The quarterly bottomline beat the average estimate from three analysts of $1.47 billion, according to data from Refinitiv.
DBS says total income rose 16% to $3.71 billion from $3.2 billion a year ago which outstripped a 9% growth in expenses.
Net interest income increased 9% to $2.43 billion from $2.23 billion as loans grew 5% in constant-currency terms and net interest margin improved six basis points to 1.91%.
Net fee income rose 9% to a new high of $767 million.
Wealth management fees grew 11% to $332 million from higher investment product sales.
Card fees increased 16% to $198 million from higher activities across the region while investment banking fees rose 44% to $56 million from higher debt and equity capital market income.
Other non-interest income rose 88% to $513 million.
Trading income increased 57% from a weak year-ago performance to $357 million while gains on investment securities quadrupled from a low base to $131 million.
Expenses rose 9% to $1.55 billion while profit before allowances was 21% higher at $2.16 billion.

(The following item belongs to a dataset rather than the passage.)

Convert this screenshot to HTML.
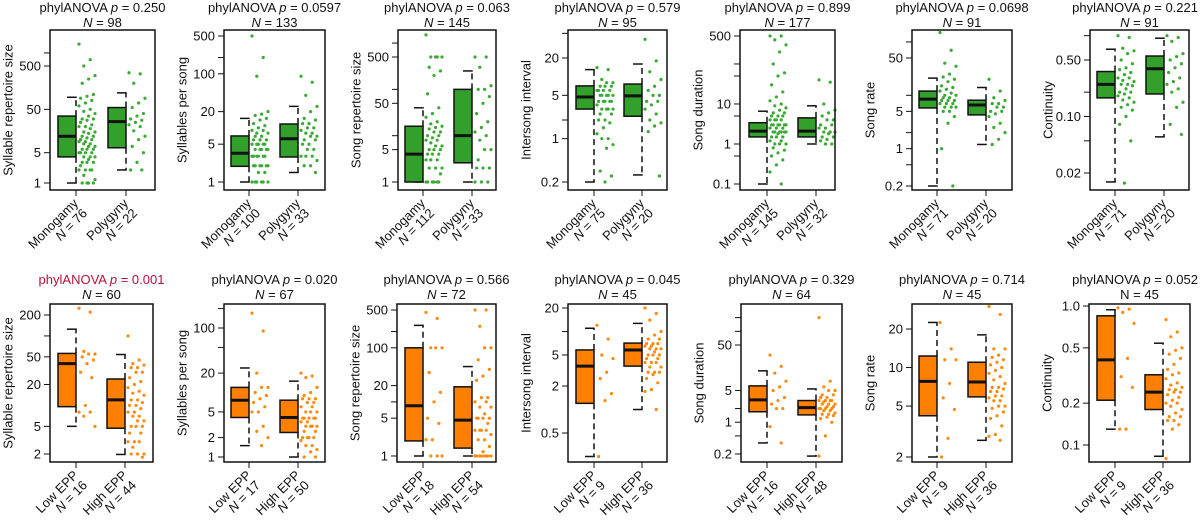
<!DOCTYPE html>
<html><head><meta charset="utf-8">
<style>
html,body{margin:0;padding:0;background:#fff;}
svg{display:block;font-family:"Liberation Sans",Arial,sans-serif;}
</style></head>
<body>
<svg id="fig" width="1200" height="522" viewBox="0 0 1200 522" xmlns="http://www.w3.org/2000/svg"></svg>
<script>
// ---------- DATA (top row: mating system, green; bottom row: EPP, orange) ----------
const titlesP = ["0.250","0.0597","0.063","0.579","0.899","0.0698","0.221","0.001","0.020","0.566","0.045","0.329","0.714","0.052"];
const titlesN = [98,133,145,95,177,91,91,60,67,72,45,64,45,45];
const yTitles = ["Syllable repertoire size","Syllables per song","Song repertoire size","Intersong interval","Song duration","Song rate","Continuity",
                 "Syllable repertoire size","Syllables per song","Song repertoire size","Intersong interval","Song duration","Song rate","Continuity"];
const groupNamesTop = ["Monogamy","Polygyny"];
const groupNamesBot = ["Low EPP","High EPP"];
const groupN = [[76,22],[100,33],[112,33],[75,20],[145,32],[71,20],[71,20],[16,44],[17,50],[18,54],[9,36],[16,48],[9,36],[9,36]];
const tickLabels = [
 ["1","5","50","500"],["1","5","20","100","500"],["1","5","50","500"],["0.2","1","5","20"],["0.1","1","10","500"],["0.2","1","5","50"],["0.02","0.10","0.50"],
 ["2","5","20","50","200"],["1","2","5","20","100"],["1","5","20","100","500"],["0.5","2","5","20"],["0.2","1","5","50"],["2","5","10","20"],["0.1","0.2","0.5","1.0"]];
const minorTicks = [[1000],[200],[10,100,1000],[2,50],[0.5,5,50,100],[0.5,2,10,100],[0.05,0.2,1],[100],[50,200],[10,200],[10],[0.5,2,100,200],[],[]];
// box stats: [lower whisker, q1, median, q3, upper whisker]
const boxStats = [
 [[1,4,12,35,95],[2,6.5,26,55,120]],
 [[1,1.95,3.4,7.1,15],[1.5,2.9,6.3,11.8,25]],
 [[1,1,4,16,40],[1,2.6,10,100,250]],
 [[0.2,3.0,4.7,7.1,13],[0.26,2.3,4.9,7.6,16]],
 [[0.1,1.5,2.1,3.4,6.6],[1,1.5,2.1,4.5,9]],
 [[0.2,5.8,8.5,12,21],[1.2,4.3,6.6,8.1,14]],
 [[0.0155,0.17,0.25,0.36,0.68],[0.056,0.19,0.39,0.56,0.93]],
 [[5,9.6,40,56,125],[1.97,4.7,12,24,54]],
 [[1.5,4.1,7.6,12,24],[1,2.4,4.1,7.6,15]],
 [[1,1.9,8.5,100,260],[1,1.4,4.6,19,45]],
 [[0.25,1.2,3.6,5.8,11],[1.0,3.6,5.8,7.1,12.7]],
 [[0.35,1.7,3.1,6.3,13.5],[0.18,1.45,2.1,3,5.4]],
 [[2,4.2,7.8,12.3,22.5],[2.7,5.9,7.7,11,18]],
 [[0.13,0.21,0.41,0.85,0.94],[0.083,0.18,0.24,0.32,0.54]]];
// raw observations per group
const points = [
 [[1600,700,500,300,250,200,110,100,90,80,70,60,50,45,40,35,30,30,28,25,22,20,20,18,15,15,14,12,12,11,10,10,9,9,8,8,7,7,6,6,6,5,5,5,5,4,4,4,3.5,3,3,3,2.5,2,2,2,2,1.5,1.2,1,1,1,1],
  [350,330,200,90,70,55,40,35,30,28,25,22,20,16,12,10,7,5,3,2,2]],
 [[500,200,90,20,18,17,15,14,12,11,10,9,9,8,8,7,7,6,6,6,5,5,5,5,5,4,4,4,4,4,3,3,3,3,3,3,2,2,2,2,2,2,1.5,1.5,1,1,1,1,1,1],
  [90,70,40,25,20,15,14,12,12,10,10,9,8,8,7,7,6,6,5,5,4,4,3,3,3,2.5,2,2,1.5]],
 [[1500,500,500,500,500,300,250,200,80,40,30,25,20,18,16,15,14,12,12,10,10,9,8,8,7,6,6,5,5,5,4,4,4,3,3,3,2,2,2,1.5,1,1,1,1,1,1],
  [500,500,300,120,100,100,70,50,30,20,15,12,10,8,5,5,3,2,2,2,1,1,1]],
 [[14,13,9,8,8,7,7,7,6,6,6,6,5,5,5,5,5,4,4,4,4,4,3.5,3,3,3,3,2.5,2.5,2,2,1.8,1.5,1.2,1,1,0.8,0.7,0.3,0.25,0.2],
  [40,18,12,9,7,6,5,5,4,4,3.5,3,2.5,2,1.8,1.6,1.3,0.25]],
 [[500,500,400,300,200,100,60,50,30,20,15,12,10,9,8,7,6,6,5,5,5,4,4,4,4,3,3,3,3,3,3,2.5,2.5,2.5,2,2,2,2,2,2,1.8,1.5,1.5,1.5,1.2,1.2,1,1,1,0.8,0.7,0.6,0.5,0.4,0.3,0.2,0.1],
  [40,35,10,7,6,5,4,4,3,3,2.5,2.5,2,2,2,1.8,1.5,1.5,1.3,1.2,1,1]],
 [[150,70,40,35,25,22,20,18,15,14,13,12,11,10,10,9,9,8,8,8,7,7,7,6,6,6,5,5,4,3,1,0.2],
  [20,12,9,8,7,7,6,6,5,5,4.5,4,3,2.5,2,1.5,1.2]],
 [[1.0,0.95,0.7,0.65,0.6,0.5,0.45,0.4,0.38,0.35,0.33,0.3,0.3,0.28,0.27,0.25,0.25,0.24,0.22,0.2,0.2,0.19,0.18,0.17,0.16,0.15,0.14,0.13,0.12,0.1,0.08,0.05,0.015],
  [1.0,0.95,0.85,0.6,0.55,0.5,0.45,0.4,0.35,0.3,0.27,0.25,0.22,0.2,0.15,0.13,0.08,0.06]],
 [[250,220,60,55,55,50,45,40,30,25,10,8,8,7,5],
  [100,45,40,38,35,35,30,30,25,22,20,18,16,15,14,12,12,11,10,10,9,8,8,7,7,6,6,5,5,5,4,4,3,3,3,2.5,2,2,2,1.8]],
 [[170,90,20,12,12,10,9,8,7,6,5,5,3,2.5,2,1.5],
  [20,18,17,12,10,9,8,8,8,7,7,6,6,5,5,5,4,4,4,4,4,3.5,3.5,3,3,3,3,2.5,2.5,2,2,2,2,1.8,1.5,1.5,1.3,1.2,1,1]],
 [[450,350,100,100,100,35,15,10,5,4,2,2,1,1,1],
  [500,500,250,100,100,60,40,30,25,12,12,10,10,8,8,6,5,5,5,5,4,3,3,3,3,2.5,2,2,1.5,1.2,1,1,1,1,1,1,1,1]],
 [[12,8,5,4.5,3,2.5,1.6,1.3,0.25],
  [20,17,14,10,9,8,8,7,7,7,6.5,6.5,6,6,6,5.5,5,5,5,4.5,4.5,4,4,4,3.5,3.5,3,3,3,2.8,2.5,2.2,1.8,1.7,1.0]],
 [[30,17,12,8,6,5,3.5,3,2.5,2,2,0.8,0.35],
  [200,8,6,5,5,4,4,3.5,3.5,3,3,3,3,2.8,2.5,2.5,2.5,2.2,2.2,2,2,2,2,1.8,1.8,1.6,1.5,1.5,1.4,1.3,1.2,1,0.5,0.18]],
 [[22.5,14,11.5,11.5,7.5,5.8,4.7,2.8,2],
  [30,26,14,14,12.5,12,11.5,11,10.5,10,9.5,9,8.5,8,7.5,7,7,6.8,6.5,6.5,6,6,5.8,5.5,5.5,5,5,4.8,4.5,4.2,4,3.5,3,2.9,2.7]],
 [[0.97,0.95,0.9,0.75,0.42,0.31,0.26,0.13,0.13],
  [0.8,0.65,0.6,0.5,0.48,0.45,0.42,0.38,0.35,0.33,0.32,0.3,0.28,0.27,0.26,0.25,0.25,0.24,0.24,0.23,0.22,0.21,0.2,0.2,0.19,0.18,0.17,0.16,0.16,0.15,0.15,0.14,0.13,0.08]]];

// ---------- LAYOUT ----------
const layout = [
 {l:50,r:155,t:30,b:190,g:[76,126],ref:[1,183,500,66]},
 {l:224,r:325,t:30,b:190,g:[249,298],ref:[1,182,500,36]},
 {l:398,r:496,t:30,b:190,g:[423,472],ref:[1,182,500,57]},
 {l:568,r:667,t:30,b:190,g:[594,642],ref:[0.2,182,20,58]},
 {l:740,r:835,t:30,b:190,g:[767,816],ref:[0.1,184,500,36]},
 {l:912,r:1012,t:30,b:190,g:[937,986],ref:[0.2,186,50,58]},
 {l:1090,r:1189,t:30,b:190,g:[1115,1164],ref:[0.02,173,0.5,60]},
 {l:50,r:153,t:304,b:462,g:[76,125],ref:[2,454,200,315]},
 {l:224,r:325,t:304,b:462,g:[249,298],ref:[1,457,100,328]},
 {l:397,r:496,t:304,b:462,g:[423,472],ref:[1,456,500,310]},
 {l:568,r:667,t:304,b:462,g:[594,642],ref:[0.5,433,20,308]},
 {l:741,r:842,t:304,b:462,g:[767,816],ref:[0.2,454,50,345]},
 {l:912,r:1012,t:304,b:462,g:[937,986],ref:[2,457,20,329]},
 {l:1089,r:1190,t:304,b:462,g:[1115,1163],ref:[0.1,445,1.0,306]}];

const NS="http://www.w3.org/2000/svg";
const svg=document.getElementById('fig');
function mk(tag,attrs,parent){const e=document.createElementNS(NS,tag);for(const k in attrs)e.setAttribute(k,attrs[k]);(parent||svg).appendChild(e);return e;}

layout.forEach((L,pi)=>{
  const top = pi<7;
  const fill = top ? "#33a02c" : "#ff7f00";
  const ptCol = top ? "#3aaa35" : "#ff8a10";
  const g=mk('g',{});
  
  
  const [v1,y1,v2,y2]=L.ref;
  const k=(y2-y1)/(Math.log10(v2)-Math.log10(v1));
  const Y=v=>y1+(Math.log10(v)-Math.log10(v1))*k;
  // title
  const ty = top?12:284;
  const lastCol = (pi===6||pi===13);
  const t1=mk('text',{x:lastCol?1198:(L.l+L.r)/2,y:ty,'text-anchor':lastCol?'end':'middle','font-size':13,fill:(pi===7?'#b5133b':'#111')},g);
  
  
  t1.appendChild(document.createTextNode('phylANOVA '));
  const it=mk('tspan',{'font-style':'italic'},t1); it.textContent='p';
  t1.appendChild(document.createTextNode(' = '+titlesP[pi]));
  const t2=mk('text',{x:(L.l+L.r)/2,y:ty+15,'text-anchor':'middle','font-size':13,fill:'#111'},g);
  
  
  const it2=mk('tspan',{'font-style':(pi===13?'normal':'italic')},t2); it2.textContent='N';
  t2.appendChild(document.createTextNode(' = '+titlesN[pi]));
  // y ticks
  tickLabels[pi].forEach(lab=>{
    const yy=Y(parseFloat(lab));
    mk('line',{x1:L.l-6,x2:L.l,y1:yy,y2:yy,stroke:'#111','stroke-width':1},g);
    const tl=mk('text',{x:L.l-9,y:yy+4.5,'text-anchor':'end','font-size':13,fill:'#111'},g);
    
    
    tl.textContent=lab;
  });
  minorTicks[pi].forEach(v=>{const yy=Y(v);mk('line',{x1:L.l-6,x2:L.l,y1:yy,y2:yy,stroke:'#111','stroke-width':1},g);});
  // y title
  const cy=(L.t+L.b)/2, cx=L.l-41;
  const yt=mk('text',{x:cx,y:cy,'text-anchor':'middle','font-size':13,fill:'#111','dominant-baseline':'middle',transform:`rotate(-90 ${cx} ${cy})`},g);
  
  
  yt.textContent=yTitles[pi];
  // groups
  const names = top?groupNamesTop:groupNamesBot;
  L.g.forEach((gx,gi)=>{
    const s=boxStats[pi][gi];
    const wl=mk('line',{x1:gx,x2:gx,y1:Y(s[3]),y2:Y(s[4]),stroke:'#111','stroke-width':1.5,'stroke-dasharray':'6,4'},g);
    
    
    const wl2=mk('line',{x1:gx,x2:gx,y1:Y(s[1]),y2:Y(s[0]),stroke:'#111','stroke-width':1.5,'stroke-dasharray':'6,4'},g);
    
    
    mk('line',{x1:gx-9,x2:gx+0.75,y1:Y(s[4]),y2:Y(s[4]),stroke:'#111','stroke-width':1.5},g);
    mk('line',{x1:gx-9,x2:gx+0.75,y1:Y(s[0]),y2:Y(s[0]),stroke:'#111','stroke-width':1.5},g);
    const bx=mk('rect',{x:gx-18,y:Y(s[3]),width:18,height:Y(s[1])-Y(s[3]),fill:fill,stroke:'#111','stroke-width':1.5},g);
    
    
    const md=mk('line',{x1:gx-18,x2:gx,y1:Y(s[2]),y2:Y(s[2]),stroke:'#111','stroke-width':3},g);
    
    
    points[pi][gi].forEach((v,i)=>{
      const jx=gx+3+(((i*7)%11)/10)*16;
      const c=mk('circle',{cx:jx,cy:Y(v),r:1.6,fill:ptCol},g);
      
      
    });
    mk('line',{x1:gx,x2:gx,y1:L.b,y2:L.b+6,stroke:'#111','stroke-width':1},g);
    const bY=L.b+14;
    const xl=mk('text',{x:gx+3,y:bY,'text-anchor':'end','font-size':13,fill:'#111',transform:`rotate(-45 ${gx+3} ${bY})`},g);
    
    
    xl.textContent=names[gi];
    const nx=gx+12, ny=bY+10;
    const xn=mk('text',{x:nx,y:ny,'text-anchor':'end','font-size':13,fill:'#111',transform:`rotate(-45 ${nx} ${ny})`},g);
    
    
    const ni=mk('tspan',{'font-style':'italic'},xn); ni.textContent='N';
    xn.appendChild(document.createTextNode(' = '+groupN[pi][gi]));
  });
  const fr=mk('rect',{x:L.l,y:L.t,width:L.r-L.l,height:L.b-L.t,fill:'none',stroke:'#111','stroke-width':1.5},g);
  
  
});
</script>
</body></html>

DBS says asset quality remained healthy. Non-performing assets rose 3% from the previous quarter to $5.82 billion as new non-performing asset formation remained low and was moderated by recoveries and write-offs.
The NPL rate was unchanged from the previous quarter at 1.5%.
For the first half, specific allowances amounted to $369 million, up 45% from a year ago when there had been a write-back of $65 million from the sale of an oil and gas support service vessel.
The Common Equity Tier-1 ratio declined from 14.1% in the previous quarter to 13.6% as the payment of the final 2018 and first-quarter 2019 dividends in May and an increase in risk-weighted assets during the quarter were partially offset by retained earnings.
DBS has declared a 2Q19 dividend of 30 cents per share, unchanged from the previous quarter.
In it outlook statement, DBS says it sees 2019 high-single-digit percent income growth and cost-income ratio at 43%.
DBS CEO Piyush Gupta says, “We achieved a record half-year performance despite heightened economic uncertainty and geopolitical tensions. The results reflect the strengths of an entrenched broad-based franchise that is well placed to nimbly navigate market volatility and capture opportunities as they arise.”
Shares in DBS closed 3 cents lower at $26.88 on Friday.